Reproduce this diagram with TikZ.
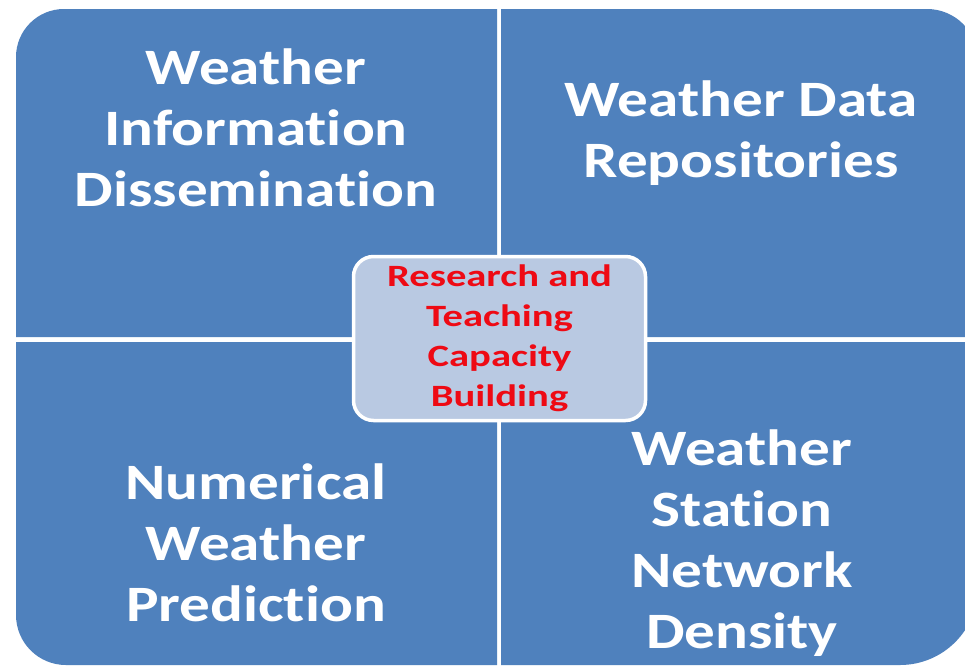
\documentclass[tikz,border=0pt]{standalone}
\usepackage{fontspec}
\setmainfont{Carlito}[Ligatures=NoCommon]
\newfontfamily\quadfont{Carlito}[Ligatures=NoCommon, FakeStretch=1.2]
\newfontfamily\corefont{Carlito}[Ligatures=NoCommon, FakeStretch=1.31]
\definecolor{quadblue}{RGB}{79,129,189}
\definecolor{corefill}{RGB}{185,201,226}
\definecolor{corered}{RGB}{238,10,20}
\begin{document}
\begin{tikzpicture}[x=1pt,y=-1pt,
  quad/.style={fill=quadblue},
  quadtext/.style={text=white, font=\quadfont\bfseries\fontsize{51}{61}\selectfont, align=center, inner sep=0pt},
  core/.style={draw=white, line width=3.5pt, fill=corefill, rounded corners=20pt,
    minimum width=292pt, minimum height=164pt, inner sep=0pt},
  coretext/.style={text=corered, font=\corefont\bfseries\fontsize{31}{40}\selectfont, align=center, inner sep=0pt}]
  \useasboundingbox[fill=white] (0,0) rectangle (965,667);

  % four quadrants, each with its outer corner rounded
  \fill[quad] (497,337) -- (16,337) [rounded corners=48pt] -- (16,9) [sharp corners] -- (497,9) -- cycle;
  \fill[quad] (501,337) -- (501,9) [rounded corners=51pt] -- (978,9) [sharp corners] -- (978,337) -- cycle;
  \fill[quad] (497,342) -- (16,342) [rounded corners=50pt] -- (16,665) [sharp corners] -- (497,665) -- cycle;
  \fill[quad] (501,342) -- (978,342) [rounded corners=78pt] -- (978,665) [sharp corners] -- (501,665) -- cycle;

  % quadrant labels
  \node[quadtext] (tl) at (256,128) {Weather\\Information\\Dissemination};
  \node[quadtext] (tr) at (741,133) {Weather Data\\Repositories};
  \node[quadtext] (bl) at (256,543) {Numerical\\Weather\\Prediction};
  \node[quadtext] (br) at (742,543) {Weather\\Station\\Network\\Density};

  % central box
  \node[core] (core) at (499.5,338.5) {};
  \node[coretext] (coretxt) at (499.5,338) {Research and\\Teaching\\Capacity\\Building};
\end{tikzpicture}
\end{document}
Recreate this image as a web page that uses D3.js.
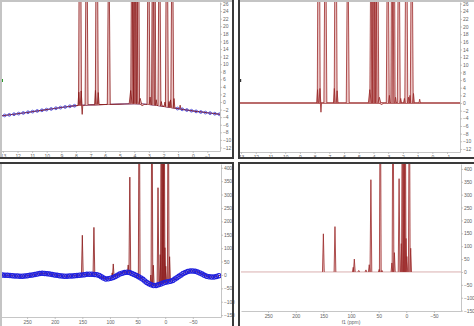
<!DOCTYPE html>
<html>
<head>
<meta charset="utf-8">
<script src="https://cdn.jsdelivr.net/npm/d3@7"></script>
<style>
  body { margin: 0; background: #fff; }
  svg { display: block; }
  .tick text { font-family: "Liberation Sans", Arial, sans-serif; font-size: 5px; letter-spacing: -0.15px; fill: #666; }
  .domain, .tick line { stroke: #b8b8b8; stroke-width: 0.8; }
</style>
</head>
<body>
<div id="plot"></div>
<script>
// tick labels
const h1XTicks = [13, 12, 11, 10, 9, 8, 7, 6, 5, 4, 3, 2, 1, 0, -1];
const h1YTicks = [26, 24, 22, 20, 18, 16, 14, 12, 10, 8, 6, 4, 2, 0, -2, -4, -6, -8, -10, -12];
const c13XTicks = [250, 200, 150, 100, 50, 0, -50];
const c13YTicks = [400, 350, 300, 250, 200, 150, 100, 50, 0, -50, -100, -150];

// 1H peaks: [ppm, height, half width]
const h1Peaks = [
    [7.80, 3.5, 0.06], [7.72, 90, 0.1], [7.64, 3.8, 0.06], [7.57, -2.4, 0.04],
    [7.27, 60, 0.1],
    [6.66, 3.8, 0.06], [6.57, 80, 0.1], [6.47, 3.2, 0.06],
    [5.75, 50, 0.1],
    [4.25, 3.5, 0.1], [4.15, 60, 0.1], [4.05, 90, 0.1], [3.96, 110, 0.1], [3.86, 80, 0.1], [3.74, 70, 0.1], [3.6, 1.5, 0.1],
    [3.45, -0.5, 0.12],
    [3.03, 60, 0.1], [2.92, 2.0, 0.06],
    [2.72, 80, 0.1], [2.63, 100, 0.1], [2.5, 1.5, 0.06],
    [2.28, 60, 0.1], [2.15, 1.2, 0.06],
    [1.9, 1.2, 0.06], [1.77, 70, 0.1], [1.62, 1.5, 0.06],
    [1.52, 2.0, 0.06], [1.40, 60, 0.1], [1.28, 2.5, 0.06],
    [0.86, 1.0, 0.05]
];
// fitted 1H baseline: [ppm, value]
const h1Baseline = [
    [13.2, -3.7], [12, -3.1], [11, -2.55], [10, -2.0], [9, -1.45], [8, -0.95], [7, -0.75], [6, -0.65],
    [5, -0.55], [4, -0.45], [3, -0.65], [2, -1.15], [1, -1.75], [0, -2.35], [-1, -2.85], [-1.9, -3.25]
];

// 13C peaks: [ppm, height, half width]
const c13Peaks = [
    [150, 148, 1.6], [129, 176, 1.6], [96, 18, 1.5], [94, 50, 1.6], [86, 6, 1.5], [73, 8, 1.5],
    [67, 28, 1.5], [64, 358, 1.6], [49, 10, 1.5], [47, 900, 1.6], [44, 6, 1.5],
    [26, 35, 1.5], [24, 900, 1.6], [21.5, 75, 1.5], [13, 362, 1.6],
    [9, 110, 1.5], [7, 900, 1.6], [5, 900, 1.6], [3.5, 900, 1.6], [2, 900, 1.6], [0.5, 130, 1.5],
    [-1, 60, 1.5], [-5.5, 900, 1.6], [-8, 92, 1.5]
];
// fitted 13C baseline: [ppm, value]
const c13Baseline = [
    [299, 0], [275, -3], [262, -5], [240, 0], [222, 6], [200, 0], [180, -5], [165, -3], [150, 0],
    [137, 3], [122, 0], [107, -15], [95, -10], [80, 5], [68, 10], [55, 0], [45, -10], [30, -32],
    [20, -40], [10, -35], [0, -28], [-12, -22], [-25, -5], [-35, 8], [-49, 15], [-62, 8], [-75, -5],
    [-85, -8], [-101, 0]
];

const width = 474, height = 326;
const svg = d3.select("#plot").append("svg")
    .attr("width", width)
    .attr("height", height);

const panels = [
    { id: "tl", xr: [0, 220], yr: [151, 2], xd: [13.2, -1.87], yd: [-12.93, 26.4],
      peaks: h1Peaks, base: h1Baseline, xt: h1XTicks, yt: h1YTicks, lineW: 1.1, lineC: "#8f2525",
      mark: { r: 1.4, step: 4.7, color: "#4b4bd8", w: 0.9, skip: [7.93, 1.08] } },
    { id: "tr", xr: [239, 460], yr: [152, 2], xd: [13.14, -1.88], yd: [-12.8, 26.4],
      peaks: h1Peaks, base: null, xt: h1XTicks, yt: h1YTicks, lineW: 1.4, lineC: "#a23a3a" },
    { id: "bl", xr: [0, 221], yr: [317, 164], xd: [299, -101], yd: [-157, 414],
      peaks: c13Peaks, base: c13Baseline, xt: c13XTicks, yt: c13YTicks, lineW: 0.8, lineC: "#9b2d2d",
      mark: { r: 2.2, step: 2.5, color: "#1f1fdd", w: 1.1, skip: null } },
    { id: "br", xr: [241, 461], yr: [311, 164], xd: [299, -99], yd: [-151.5, 419],
      peaks: c13Peaks, base: null, xt: c13XTicks, yt: c13YTicks, lineW: 0.8, lineC: "#d09c9c",
      title: "f1 (ppm)" }
];

panels.forEach(p => {
    const x = d3.scaleLinear().domain(p.xd).range(p.xr);
    const y = d3.scaleLinear().domain(p.yd).range(p.yr);
    const bl = p.base
        ? d3.scaleLinear().domain(p.base.map(d => d[0])).range(p.base.map(d => d[1]))
        : () => 0;

    svg.append("clipPath").attr("id", "clip-" + p.id)
        .append("rect")
        .attr("x", p.xr[0]).attr("y", p.yr[1])
        .attr("width", p.xr[1] - p.xr[0]).attr("height", p.yr[0] - p.yr[1]);

    svg.append("g")
        .attr("transform", "translate(0," + p.yr[0] + ")")
        .call(d3.axisBottom(x).tickValues(p.xt).tickSize(2).tickPadding(1).tickSizeOuter(0));
    svg.append("g")
        .attr("transform", "translate(" + p.xr[1] + ",0)")
        .call(d3.axisRight(y).tickValues(p.yt).tickSize(2).tickPadding(1).tickSizeOuter(0));

    const plot = svg.append("g").attr("clip-path", "url(#clip-" + p.id + ")");

    // spectrum baseline (raw follows fitted baseline, corrected sits at 0)
    const baseData = p.base ? p.base : [[p.xd[0], 0], [p.xd[1], 0]];
    const baseLine = d3.line()
        .x(d => x(d[0]))
        .y(d => y(d[1]))
        .curve(d3.curveMonotoneX);

    let bluePath = null;
    if (p.mark) {
        bluePath = plot.append("path")
            .datum(baseData)
            .attr("fill", "none")
            .attr("stroke", p.mark.color)
            .attr("stroke-width", 0.8)
            .attr("d", baseLine);
    }
    plot.append("path")
        .datum(baseData)
        .attr("fill", "none")
        .attr("stroke", p.lineC)
        .attr("stroke-width", p.lineW)
        .attr("d", baseLine);

    // peaks
    const peakArea = d3.area()
        .x(d => x(d[0]))
        .y0(d => y(d[2]))
        .y1(d => y(d[1]));
    const peakLine = d3.line()
        .x(d => x(d[0]))
        .y(d => y(d[1]));
    const peakPts = p.peaks.map(([ppm, h, w]) => [
        [ppm - w, bl(ppm - w), bl(ppm - w)],
        [ppm, bl(ppm) + h, bl(ppm)],
        [ppm + w, bl(ppm + w), bl(ppm + w)]
    ]);
    plot.selectAll(".peakfill").data(peakPts).join("path")
        .attr("class", "peakfill")
        .attr("fill", "#ecc6c6")
        .attr("d", peakArea);
    plot.selectAll(".peak").data(peakPts).join("path")
        .attr("class", "peak")
        .attr("fill", "none")
        .attr("stroke", p.base ? "#8b1a1a" : "#9b2828")
        .attr("stroke-width", 0.8)
        .attr("d", peakLine);

    // markers of the fitted baseline
    if (p.mark) {
        const node = bluePath.node();
        const len = node.getTotalLength();
        let pts = d3.range(0, len, p.mark.step).map(l => node.getPointAtLength(l));
        if (p.mark.skip) {
            const a = x(p.mark.skip[0]), b = x(p.mark.skip[1]);
            pts = pts.filter(q => q.x < a || q.x > b);
        }
        plot.selectAll(".mk").data(pts).join("circle")
            .attr("class", "mk")
            .attr("cx", d => d.x)
            .attr("cy", d => d.y)
            .attr("r", p.mark.r)
            .attr("fill", "none")
            .attr("stroke", p.mark.color)
            .attr("stroke-width", p.mark.w);
    }

    if (p.title) {
        svg.append("text")
            .attr("x", x(100))
            .attr("y", 323.5)
            .attr("text-anchor", "middle")
            .attr("font-family", "Liberation Sans, Arial, sans-serif")
            .attr("font-size", 5)
            .attr("fill", "#666")
            .text(p.title);
    }
});

// pivot markers
svg.append("rect").attr("x", 0).attr("y", 79).attr("width", 3).attr("height", 3).attr("fill", "#2a9a2a");
svg.append("rect").attr("x", 240).attr("y", 79).attr("width", 1.2).attr("height", 3).attr("fill", "#333");

// panel frames
const light = "#c4c4c4", dark = "#3a3a3a";
[
    [0, 0, 232, 2, light], [240, 0, 234, 2, light],
    [0, 0, 2, 159, light], [0, 162, 2, 164, light],
    [232, 0, 2, 159, dark], [0, 157, 234, 2, dark],
    [238, 0, 2, 159, dark], [238, 157, 236, 2, dark],
    [0, 162, 234, 2, dark], [232, 162, 2, 164, dark],
    [238, 162, 236, 2, dark], [238, 162, 2, 164, dark]
].forEach(([rx, ry, rw, rh, c]) => {
    svg.append("rect").attr("x", rx).attr("y", ry).attr("width", rw).attr("height", rh).attr("fill", c);
});
</script>
</body>
</html>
+--
Up to and including the line containing "(501,665) -- cycle;", repeat every line from the start of the data, but none of the pictures.

Reproduce this diagram with TikZ.
\documentclass[tikz,border=0pt]{standalone}
\usepackage{fontspec}
\setmainfont{Carlito}[Ligatures=NoCommon]
\newfontfamily\quadfont{Carlito}[Ligatures=NoCommon, FakeStretch=1.2]
\newfontfamily\corefont{Carlito}[Ligatures=NoCommon, FakeStretch=1.31]
\definecolor{quadblue}{RGB}{79,129,189}
\definecolor{corefill}{RGB}{185,201,226}
\definecolor{corered}{RGB}{238,10,20}
\begin{document}
\begin{tikzpicture}[x=1pt,y=-1pt,
  quad/.style={fill=quadblue},
  quadtext/.style={text=white, font=\quadfont\bfseries\fontsize{51}{61}\selectfont, align=center, inner sep=0pt},
  core/.style={draw=white, line width=3.5pt, fill=corefill, rounded corners=20pt,
    minimum width=292pt, minimum height=164pt, inner sep=0pt},
  coretext/.style={text=corered, font=\corefont\bfseries\fontsize{31}{40}\selectfont, align=center, inner sep=0pt}]
  \useasboundingbox[fill=white] (0,0) rectangle (965,667);

  % four quadrants, each with its outer corner rounded
  \fill[quad] (497,337) -- (16,337) [rounded corners=48pt] -- (16,9) [sharp corners] -- (497,9) -- cycle;
  \fill[quad] (501,337) -- (501,9) [rounded corners=51pt] -- (978,9) [sharp corners] -- (978,337) -- cycle;
  \fill[quad] (497,342) -- (16,342) [rounded corners=50pt] -- (16,665) [sharp corners] -- (497,665) -- cycle;
  \fill[quad] (501,342) -- (978,342) [rounded corners=78pt] -- (978,665) [sharp corners] -- (501,665) -- cycle;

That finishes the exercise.